Las Vegas entrepreneur Valerie Bent, 36, for example, capitalizes on the male belief that women don't bluff to bluff big time. Bent partly financed the founding of her new clothing company, Big Feet Pajama, with her winnings at the casino tables. "I'd go with my husband on Friday and Saturday nights, dressed to the nines in my stilettos," she relates. "The guys would look at me like dead money--sure to lose. They flirt with you to keep you at the table--until you start winning. Then they get very quiet."
Female pros maintain that playing your femininity against male opponents is just good strategy. Whether you taunt a man into betting a bad hand too aggressively or take advantage of his wish to be fatherly and help you out, you're playing within the rules. Poker is in part about psychology, fooling your opponents into making bad decisions.
New players need to remember, though, that poker, like any other form of gambling, can be addictive. Amateurs, Hulbert warns, must be especially wary online. "Without the feel of the chips in your hands," she says, "money becomes an abstract concept, and it's easy to lose more than you can afford."
Jo Ransom, 56, learned that the hard way. A disabled former secretary from Bonham, Texas, she took up online poker with glee about a year ago. Lonely at home and hooked on the thrill of competing, she began playing $20 and $30 tables and losing too much. Then an online friend at the Women's Poker Club gave her some sisterly advice, which she took to heart. "Now I deposit only so much a month," she says, "and if I lose it, I just play free games until the next month." Borrowing to play is a sure sign of trouble, say addiction experts, but money issues aren't the only indicator. Ask yourself whether your playing interferes with your life--your work, your relationships.

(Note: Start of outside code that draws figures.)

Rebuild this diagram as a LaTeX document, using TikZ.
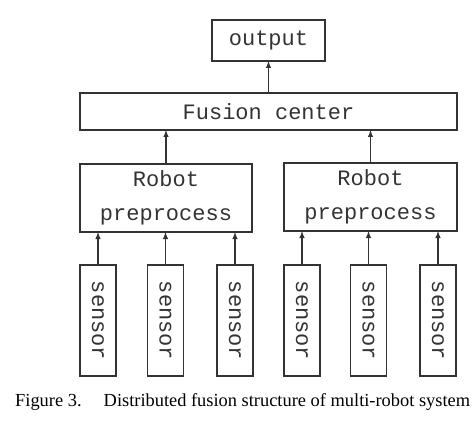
\documentclass[tikz,border=0pt]{standalone}
\usepackage{fontspec}
\setmainfont{Liberation Serif}
\setmonofont{Liberation Mono}
\usetikzlibrary{arrows, math}

\tikzset{
  blk/.style={draw=black!80, line width=1.4pt, inner sep=0pt, outer sep=0pt,
    font=\ttfamily\fontsize{22}{34}\selectfont, text=black!80},
  sensorbox/.style={blk, minimum width=36pt, minimum height=111pt},
  link/.style={-latex, line width=1.4pt, draw=black!80}
}

\begin{document}
\begin{tikzpicture}[x=1pt, y=-1pt]
\tikzmath{
\sy=320.5;
}
\useasboundingbox (0,0) rectangle (474,425);

%boxes
\node[blk, minimum width=113pt, minimum height=41pt] (out) at (268.5,40.5) {output};
\node[blk, minimum width=377pt, minimum height=37pt] (fus) at (268.5,111.5) {Fusion center};
\node[blk, minimum width=172pt, minimum height=68pt, align=center] (robA) at (166,198) {Robot\\preprocess};
\node[blk, minimum width=173pt, minimum height=68pt, align=center] (robB) at (370.5,197) {Robot\\preprocess};

%sensors
\foreach \n/\x in {1/98, 2/165.5, 3/235, 4/302, 5/368.5, 6/438}
  \node[sensorbox] (s\n) at (\x,\sy) {\rotatebox{-90}{sensor}};

%arrows
\draw[link] (fus.north) -- (out.south);
\draw[link] (robA.north) -- (robA.north |- fus.south);
\draw[link] (robB.north) -- (robB.north |- fus.south);
\foreach \n in {1,2,3}
  \draw[link] (s\n.north) -- (s\n.north |- robA.south);
\foreach \n in {4,5,6}
  \draw[link] (s\n.north) -- (s\n.north |- robB.south);

%caption
\node[anchor=base west, font=\fontsize{18.4}{22}\selectfont, inner sep=0pt] (cap) at (15,406)
  {Figure 3.\hspace{1.2em}Distributed fusion structure of multi-robot system};
\end{tikzpicture}
\end{document}
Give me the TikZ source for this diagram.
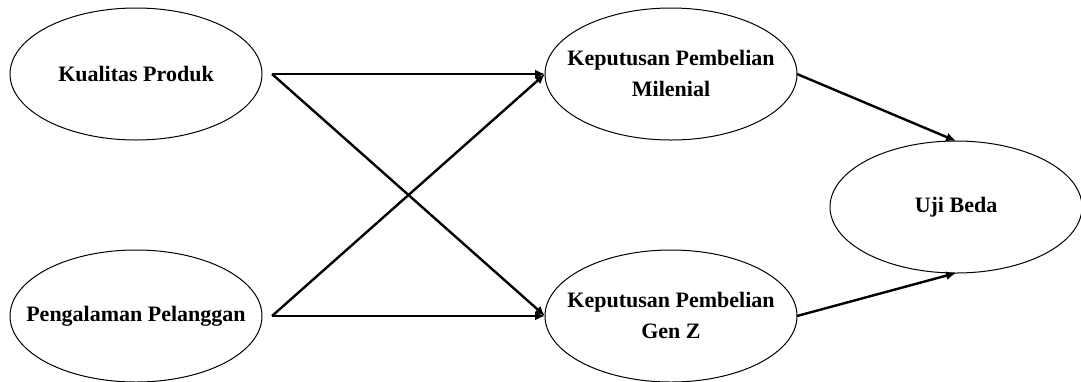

But for women players who maintain realistic limits, poker can be invigorating socially and even professionally. Jennifer Nichols, 25, a San Francisco public relations executive, hosts a Texas Hold 'Em party for her girlfriends every Monday night. The players, ages 21 to 28, dress sloppy, eschew makeup and dish over Desperate Housewives. "Everyone's so busy," she says, "but at the games my girlfriends and I really get to talk. And because it's considered a male game, other women think it's cool that we do it."
Playing with the boys offers its own distinct advantages. Linda Norman, 33, president of a Web-design company in Dallas, recently began attending networking poker events for executives, typically male. "It's a social setting where they find out you're competitive and intelligent," she says. "They see you as someone they can do business with." Other card-playing businesswomen say poker can help sharpen business skills. It teaches how to think strategically and size up the competition and the risk- reward ratio of each situation swiftly and objectively.
Los Angeles documentary-film producer Babette Pepaj, 32, applies poker perspective to her life every day. "Many times in business," she notes, "we keep trying to fix something that isn't working simply because we've spent a lot of time and energy on the project. Admitting defeat is hard, but having the restraint to fold ultimately protects you and keeps you in the game--and this is a skill you don't necessarily learn in business school."
Can a card game really teach such profound life lessons? Poker-playing women say it's so, that knowing when to hold 'em and when to fold 'em is more than just a hokey country-music sentiment--and it ain't just for cowboys.